There is no reason why this country couldn't have allowed cask beer to die out, just as the rest of the planet did, and then enjoyed a US-style craft beer movement based around keg, which would arguably have brought us to the same end-point towards which we are heading anyway, though perhaps 10-20 years earlier. (There is a curious perception that a pro-cask CAMRA 40 years ago was somehow a necessary prerequisite to the good beer from cask-sceptics that is around now, which smacks of faint praise and is like giving a Lifetime Achievement award to a washed-up old entertainer who hasn't done anything worthwhile in years.)

Either CAMRA were (and are) onto something and cask is specifically worth preserving and campaigning for as a mainstream interest OR they got their objectives fundamentally wrong and were as guilty of holding back progress in the 70s as they are now. The middle ground is a bit disingenuous here.

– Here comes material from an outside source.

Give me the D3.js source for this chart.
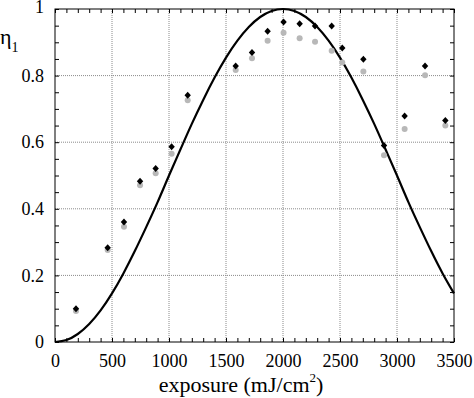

2. Some people like beer that isn't cold and fizzy. Some (me) like beer cold but not very fizzy. There may even be some that like beer warm and fizzy. It takes all sorts and nobodies personal preference is inherently wrong. It's perhaps a little unfair to suggest that those who do like cold and fizzy don't do so because of mass advertising, but those who don't are the victims of brainwashing by CAMRA HQ.

People have different preferences for temperature and mouthfeel just as they do for hoppiness, maltiness, strength etc. It's just the way people are. Yep, maybe those who don't like a keg-style serve are in a small minority. But is this minority any smaller than those who don't like beers over 10% ABV? Those who don't like Sours? Those who don't like 150 IBU Hop Monsters etc.

3. I don't believe the motivations of many microbreweries for taking the cask route is because it is easy or cheap. It's because most people who choose to get into the game in this country come from a pro-cask background and have a genuine belief that this is the right way to go about things. Some will diversify into other packaging for commercial reasons and more recently we've seen a lot of folk get into brewing - often highly successfully - who don't come from this tradition. But for now, small brewers who aspire to produce mostly or exclusively keg are still surely in the minority.

So, if Hardknott never puts its name to any cask ever again, I'd consider it a shame, though perhaps not a surprise - Dave was probably the most pro-keg craft brewer still putting out a reasonable % of cask after others had proactively ceased.

I will always be particularly grateful for Juxta and Granite, both of which have provided me with unique ABV ticks.

Pastey said...

The conclusion between the difference of cask and keg was that you get a 30l keg for about the same price as a 40l cask if the beer going into them is the same.